→ Problem to solve: Output the material word for word. Leave each picture out.

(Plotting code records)
§
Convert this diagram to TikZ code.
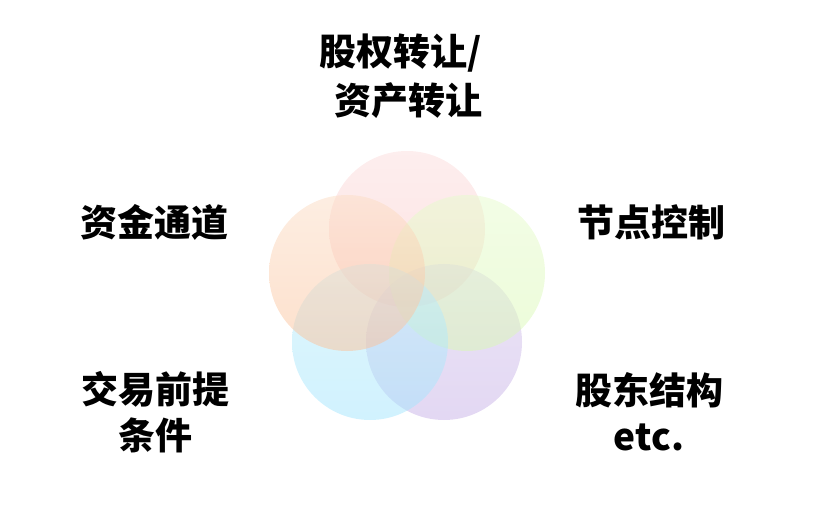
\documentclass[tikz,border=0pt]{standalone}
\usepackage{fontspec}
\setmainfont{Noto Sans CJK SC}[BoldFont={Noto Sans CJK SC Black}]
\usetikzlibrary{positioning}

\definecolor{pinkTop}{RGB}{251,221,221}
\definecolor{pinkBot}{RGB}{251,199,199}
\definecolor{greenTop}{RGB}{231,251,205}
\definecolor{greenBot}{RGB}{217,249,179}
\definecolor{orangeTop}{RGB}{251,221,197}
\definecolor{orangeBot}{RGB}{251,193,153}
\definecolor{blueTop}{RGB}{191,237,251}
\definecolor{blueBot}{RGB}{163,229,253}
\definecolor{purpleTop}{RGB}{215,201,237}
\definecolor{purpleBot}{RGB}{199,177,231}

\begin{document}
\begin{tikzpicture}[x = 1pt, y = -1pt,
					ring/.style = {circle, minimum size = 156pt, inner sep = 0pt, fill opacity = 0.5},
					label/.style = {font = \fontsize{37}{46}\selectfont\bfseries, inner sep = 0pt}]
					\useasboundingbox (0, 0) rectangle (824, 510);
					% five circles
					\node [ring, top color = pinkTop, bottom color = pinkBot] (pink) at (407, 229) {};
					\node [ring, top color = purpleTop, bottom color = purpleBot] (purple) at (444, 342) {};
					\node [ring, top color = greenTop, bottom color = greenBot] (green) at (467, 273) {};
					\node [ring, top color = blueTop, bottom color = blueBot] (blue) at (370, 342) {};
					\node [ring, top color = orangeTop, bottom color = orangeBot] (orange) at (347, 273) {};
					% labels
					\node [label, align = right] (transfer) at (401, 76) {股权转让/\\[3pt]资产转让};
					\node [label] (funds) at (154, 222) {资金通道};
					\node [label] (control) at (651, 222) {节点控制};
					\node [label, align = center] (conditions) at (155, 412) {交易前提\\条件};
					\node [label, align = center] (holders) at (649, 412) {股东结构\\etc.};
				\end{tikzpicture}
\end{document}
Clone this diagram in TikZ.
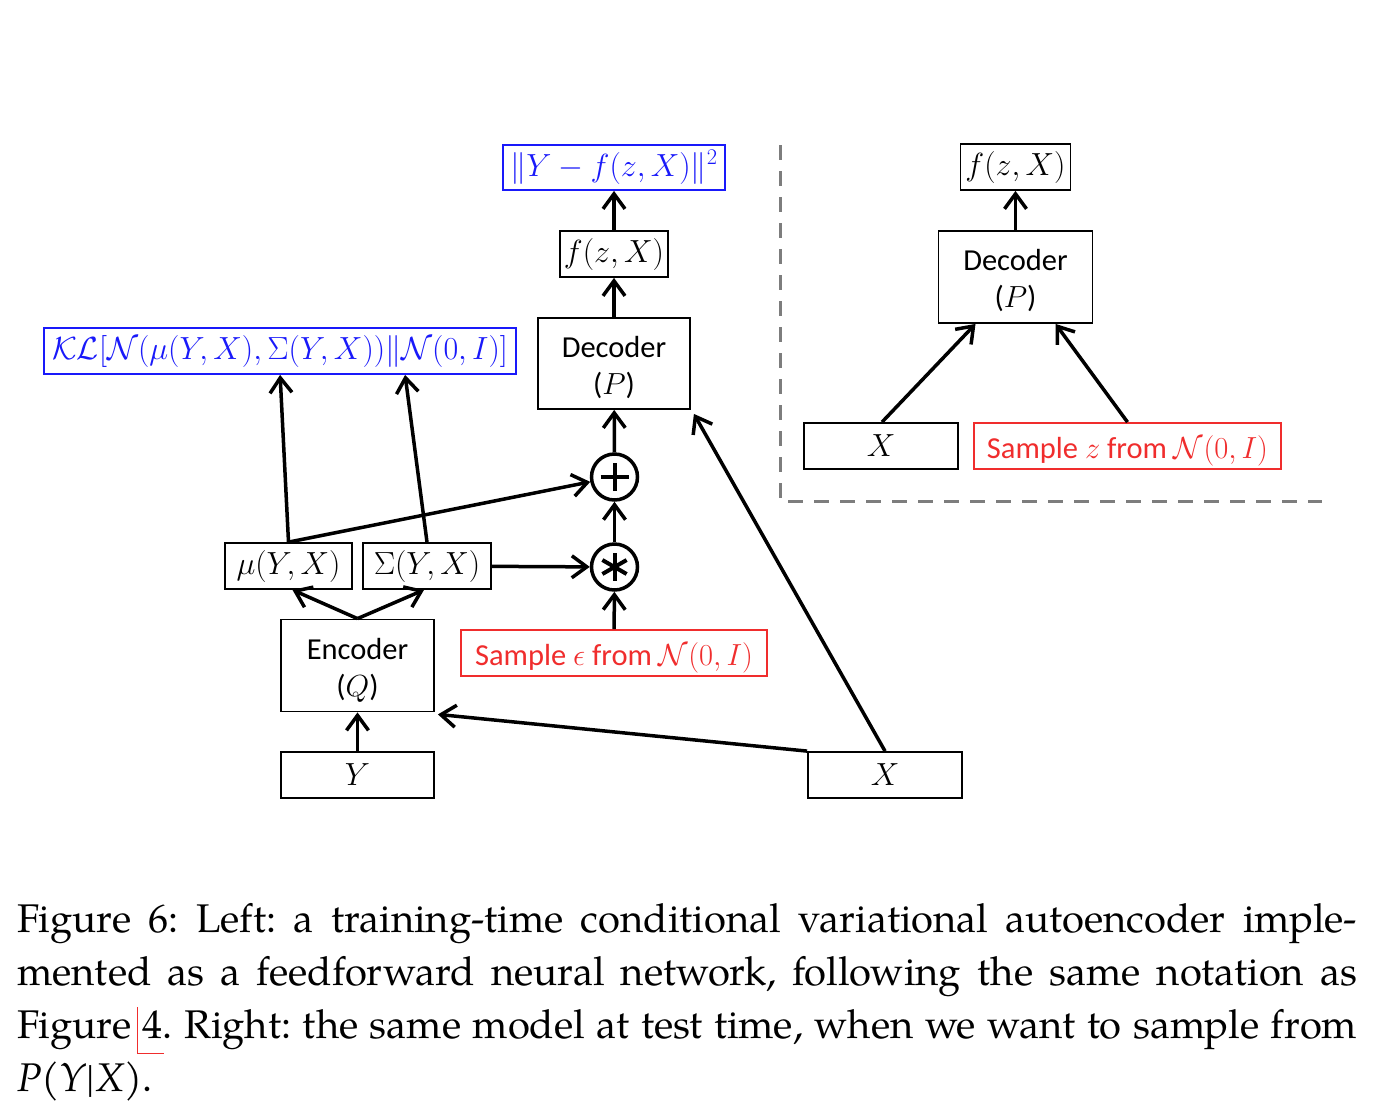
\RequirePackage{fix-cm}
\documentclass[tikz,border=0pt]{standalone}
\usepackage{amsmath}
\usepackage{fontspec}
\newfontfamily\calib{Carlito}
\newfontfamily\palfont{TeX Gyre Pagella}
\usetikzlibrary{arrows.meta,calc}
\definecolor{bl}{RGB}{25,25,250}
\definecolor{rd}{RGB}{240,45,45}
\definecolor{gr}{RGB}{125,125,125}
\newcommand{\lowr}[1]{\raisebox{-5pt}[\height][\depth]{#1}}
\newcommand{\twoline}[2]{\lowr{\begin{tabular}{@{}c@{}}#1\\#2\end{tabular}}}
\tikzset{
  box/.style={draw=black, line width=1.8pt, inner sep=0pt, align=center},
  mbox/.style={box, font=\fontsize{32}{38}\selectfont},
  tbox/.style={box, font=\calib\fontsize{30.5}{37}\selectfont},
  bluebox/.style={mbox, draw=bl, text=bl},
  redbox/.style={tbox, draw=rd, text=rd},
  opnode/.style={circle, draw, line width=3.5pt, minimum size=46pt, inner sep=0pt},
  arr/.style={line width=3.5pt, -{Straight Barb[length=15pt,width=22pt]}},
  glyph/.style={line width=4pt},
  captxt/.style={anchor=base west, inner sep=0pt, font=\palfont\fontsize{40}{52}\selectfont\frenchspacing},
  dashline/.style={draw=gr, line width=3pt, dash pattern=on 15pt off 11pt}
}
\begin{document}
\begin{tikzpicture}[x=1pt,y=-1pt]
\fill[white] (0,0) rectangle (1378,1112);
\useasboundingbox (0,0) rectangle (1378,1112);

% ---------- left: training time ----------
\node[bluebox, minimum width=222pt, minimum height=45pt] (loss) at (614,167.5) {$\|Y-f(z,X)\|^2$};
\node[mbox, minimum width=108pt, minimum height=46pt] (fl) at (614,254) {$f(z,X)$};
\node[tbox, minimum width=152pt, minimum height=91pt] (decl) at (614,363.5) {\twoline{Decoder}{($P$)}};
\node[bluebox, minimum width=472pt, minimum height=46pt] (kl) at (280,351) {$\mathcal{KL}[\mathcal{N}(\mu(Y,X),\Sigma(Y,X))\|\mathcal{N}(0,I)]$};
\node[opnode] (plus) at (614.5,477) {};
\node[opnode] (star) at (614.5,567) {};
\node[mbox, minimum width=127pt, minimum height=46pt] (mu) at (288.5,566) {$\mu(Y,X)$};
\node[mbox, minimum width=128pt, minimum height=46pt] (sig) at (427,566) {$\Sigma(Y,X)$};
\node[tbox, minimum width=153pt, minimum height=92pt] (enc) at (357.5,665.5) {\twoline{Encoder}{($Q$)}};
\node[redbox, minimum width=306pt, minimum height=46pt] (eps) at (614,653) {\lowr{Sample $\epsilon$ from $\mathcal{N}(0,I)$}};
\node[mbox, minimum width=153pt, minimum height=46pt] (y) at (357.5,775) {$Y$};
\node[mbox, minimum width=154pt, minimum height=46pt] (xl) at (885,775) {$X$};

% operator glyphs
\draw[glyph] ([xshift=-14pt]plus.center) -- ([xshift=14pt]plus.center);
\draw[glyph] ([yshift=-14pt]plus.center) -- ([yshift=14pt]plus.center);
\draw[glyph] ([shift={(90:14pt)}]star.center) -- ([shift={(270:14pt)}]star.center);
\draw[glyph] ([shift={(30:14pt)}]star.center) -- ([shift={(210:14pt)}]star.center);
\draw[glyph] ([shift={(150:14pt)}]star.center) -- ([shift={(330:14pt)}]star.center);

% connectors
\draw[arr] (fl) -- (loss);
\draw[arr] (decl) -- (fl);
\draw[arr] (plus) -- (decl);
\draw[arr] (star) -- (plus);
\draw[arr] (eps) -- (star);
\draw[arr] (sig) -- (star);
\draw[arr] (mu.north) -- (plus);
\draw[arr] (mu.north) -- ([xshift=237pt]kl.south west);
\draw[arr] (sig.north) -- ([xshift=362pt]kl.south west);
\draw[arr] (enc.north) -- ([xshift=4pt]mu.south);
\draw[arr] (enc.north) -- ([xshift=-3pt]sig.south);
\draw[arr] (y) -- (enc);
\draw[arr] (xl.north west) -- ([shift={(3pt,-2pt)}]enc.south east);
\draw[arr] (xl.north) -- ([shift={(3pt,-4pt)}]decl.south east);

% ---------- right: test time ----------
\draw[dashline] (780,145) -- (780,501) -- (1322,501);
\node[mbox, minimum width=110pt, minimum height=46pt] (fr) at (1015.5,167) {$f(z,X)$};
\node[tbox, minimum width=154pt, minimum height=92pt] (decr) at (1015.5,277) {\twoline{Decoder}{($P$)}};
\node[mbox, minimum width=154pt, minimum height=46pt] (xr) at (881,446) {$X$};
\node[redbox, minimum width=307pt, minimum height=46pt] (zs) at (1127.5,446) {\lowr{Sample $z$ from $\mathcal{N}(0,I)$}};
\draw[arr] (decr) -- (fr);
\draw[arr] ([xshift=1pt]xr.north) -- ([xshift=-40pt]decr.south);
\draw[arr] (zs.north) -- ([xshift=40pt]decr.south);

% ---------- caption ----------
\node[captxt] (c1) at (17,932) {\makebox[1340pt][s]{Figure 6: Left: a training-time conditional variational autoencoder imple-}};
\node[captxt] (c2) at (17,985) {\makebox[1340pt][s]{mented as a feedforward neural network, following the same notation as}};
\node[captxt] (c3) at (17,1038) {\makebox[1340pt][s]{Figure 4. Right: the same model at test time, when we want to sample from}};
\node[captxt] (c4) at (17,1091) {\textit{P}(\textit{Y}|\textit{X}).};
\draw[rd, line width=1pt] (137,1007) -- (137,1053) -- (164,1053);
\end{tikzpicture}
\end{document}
§
→ Finished task:
Convert this diagram to TikZ code.
\documentclass[tikz,border=0pt]{standalone}
\usepackage{fontspec}
\setmainfont{Noto Sans CJK SC}[BoldFont={Noto Sans CJK SC Black}]
\usetikzlibrary{positioning}

\definecolor{pinkTop}{RGB}{251,221,221}
\definecolor{pinkBot}{RGB}{251,199,199}
\definecolor{greenTop}{RGB}{231,251,205}
\definecolor{greenBot}{RGB}{217,249,179}
\definecolor{orangeTop}{RGB}{251,221,197}
\definecolor{orangeBot}{RGB}{251,193,153}
\definecolor{blueTop}{RGB}{191,237,251}
\definecolor{blueBot}{RGB}{163,229,253}
\definecolor{purpleTop}{RGB}{215,201,237}
\definecolor{purpleBot}{RGB}{199,177,231}

\begin{document}
\begin{tikzpicture}[x = 1pt, y = -1pt,
					ring/.style = {circle, minimum size = 156pt, inner sep = 0pt, fill opacity = 0.5},
					label/.style = {font = \fontsize{37}{46}\selectfont\bfseries, inner sep = 0pt}]
					\useasboundingbox (0, 0) rectangle (824, 510);
					% five circles
					\node [ring, top color = pinkTop, bottom color = pinkBot] (pink) at (407, 229) {};
					\node [ring, top color = purpleTop, bottom color = purpleBot] (purple) at (444, 342) {};
					\node [ring, top color = greenTop, bottom color = greenBot] (green) at (467, 273) {};
					\node [ring, top color = blueTop, bottom color = blueBot] (blue) at (370, 342) {};
					\node [ring, top color = orangeTop, bottom color = orangeBot] (orange) at (347, 273) {};
					% labels
					\node [label, align = right] (transfer) at (401, 76) {股权转让/\\[3pt]资产转让};
					\node [label] (funds) at (154, 222) {资金通道};
					\node [label] (control) at (651, 222) {节点控制};
					\node [label, align = center] (conditions) at (155, 412) {交易前提\\条件};
					\node [label, align = center] (holders) at (649, 412) {股东结构\\etc.};
				\end{tikzpicture}
\end{document}
Clone this diagram in TikZ.
\RequirePackage{fix-cm}
\documentclass[tikz,border=0pt]{standalone}
\usepackage{amsmath}
\usepackage{fontspec}
\newfontfamily\calib{Carlito}
\newfontfamily\palfont{TeX Gyre Pagella}
\usetikzlibrary{arrows.meta,calc}
\definecolor{bl}{RGB}{25,25,250}
\definecolor{rd}{RGB}{240,45,45}
\definecolor{gr}{RGB}{125,125,125}
\newcommand{\lowr}[1]{\raisebox{-5pt}[\height][\depth]{#1}}
\newcommand{\twoline}[2]{\lowr{\begin{tabular}{@{}c@{}}#1\\#2\end{tabular}}}
\tikzset{
  box/.style={draw=black, line width=1.8pt, inner sep=0pt, align=center},
  mbox/.style={box, font=\fontsize{32}{38}\selectfont},
  tbox/.style={box, font=\calib\fontsize{30.5}{37}\selectfont},
  bluebox/.style={mbox, draw=bl, text=bl},
  redbox/.style={tbox, draw=rd, text=rd},
  opnode/.style={circle, draw, line width=3.5pt, minimum size=46pt, inner sep=0pt},
  arr/.style={line width=3.5pt, -{Straight Barb[length=15pt,width=22pt]}},
  glyph/.style={line width=4pt},
  captxt/.style={anchor=base west, inner sep=0pt, font=\palfont\fontsize{40}{52}\selectfont\frenchspacing},
  dashline/.style={draw=gr, line width=3pt, dash pattern=on 15pt off 11pt}
}
\begin{document}
\begin{tikzpicture}[x=1pt,y=-1pt]
\fill[white] (0,0) rectangle (1378,1112);
\useasboundingbox (0,0) rectangle (1378,1112);

% ---------- left: training time ----------
\node[bluebox, minimum width=222pt, minimum height=45pt] (loss) at (614,167.5) {$\|Y-f(z,X)\|^2$};
\node[mbox, minimum width=108pt, minimum height=46pt] (fl) at (614,254) {$f(z,X)$};
\node[tbox, minimum width=152pt, minimum height=91pt] (decl) at (614,363.5) {\twoline{Decoder}{($P$)}};
\node[bluebox, minimum width=472pt, minimum height=46pt] (kl) at (280,351) {$\mathcal{KL}[\mathcal{N}(\mu(Y,X),\Sigma(Y,X))\|\mathcal{N}(0,I)]$};
\node[opnode] (plus) at (614.5,477) {};
\node[opnode] (star) at (614.5,567) {};
\node[mbox, minimum width=127pt, minimum height=46pt] (mu) at (288.5,566) {$\mu(Y,X)$};
\node[mbox, minimum width=128pt, minimum height=46pt] (sig) at (427,566) {$\Sigma(Y,X)$};
\node[tbox, minimum width=153pt, minimum height=92pt] (enc) at (357.5,665.5) {\twoline{Encoder}{($Q$)}};
\node[redbox, minimum width=306pt, minimum height=46pt] (eps) at (614,653) {\lowr{Sample $\epsilon$ from $\mathcal{N}(0,I)$}};
\node[mbox, minimum width=153pt, minimum height=46pt] (y) at (357.5,775) {$Y$};
\node[mbox, minimum width=154pt, minimum height=46pt] (xl) at (885,775) {$X$};

% operator glyphs
\draw[glyph] ([xshift=-14pt]plus.center) -- ([xshift=14pt]plus.center);
\draw[glyph] ([yshift=-14pt]plus.center) -- ([yshift=14pt]plus.center);
\draw[glyph] ([shift={(90:14pt)}]star.center) -- ([shift={(270:14pt)}]star.center);
\draw[glyph] ([shift={(30:14pt)}]star.center) -- ([shift={(210:14pt)}]star.center);
\draw[glyph] ([shift={(150:14pt)}]star.center) -- ([shift={(330:14pt)}]star.center);

% connectors
\draw[arr] (fl) -- (loss);
\draw[arr] (decl) -- (fl);
\draw[arr] (plus) -- (decl);
\draw[arr] (star) -- (plus);
\draw[arr] (eps) -- (star);
\draw[arr] (sig) -- (star);
\draw[arr] (mu.north) -- (plus);
\draw[arr] (mu.north) -- ([xshift=237pt]kl.south west);
\draw[arr] (sig.north) -- ([xshift=362pt]kl.south west);
\draw[arr] (enc.north) -- ([xshift=4pt]mu.south);
\draw[arr] (enc.north) -- ([xshift=-3pt]sig.south);
\draw[arr] (y) -- (enc);
\draw[arr] (xl.north west) -- ([shift={(3pt,-2pt)}]enc.south east);
\draw[arr] (xl.north) -- ([shift={(3pt,-4pt)}]decl.south east);

% ---------- right: test time ----------
\draw[dashline] (780,145) -- (780,501) -- (1322,501);
\node[mbox, minimum width=110pt, minimum height=46pt] (fr) at (1015.5,167) {$f(z,X)$};
\node[tbox, minimum width=154pt, minimum height=92pt] (decr) at (1015.5,277) {\twoline{Decoder}{($P$)}};
\node[mbox, minimum width=154pt, minimum height=46pt] (xr) at (881,446) {$X$};
\node[redbox, minimum width=307pt, minimum height=46pt] (zs) at (1127.5,446) {\lowr{Sample $z$ from $\mathcal{N}(0,I)$}};
\draw[arr] (decr) -- (fr);
\draw[arr] ([xshift=1pt]xr.north) -- ([xshift=-40pt]decr.south);
\draw[arr] (zs.north) -- ([xshift=40pt]decr.south);

% ---------- caption ----------
\node[captxt] (c1) at (17,932) {\makebox[1340pt][s]{Figure 6: Left: a training-time conditional variational autoencoder imple-}};
\node[captxt] (c2) at (17,985) {\makebox[1340pt][s]{mented as a feedforward neural network, following the same notation as}};
\node[captxt] (c3) at (17,1038) {\makebox[1340pt][s]{Figure 4. Right: the same model at test time, when we want to sample from}};
\node[captxt] (c4) at (17,1091) {\textit{P}(\textit{Y}|\textit{X}).};
\draw[rd, line width=1pt] (137,1007) -- (137,1053) -- (164,1053);
\end{tikzpicture}
\end{document}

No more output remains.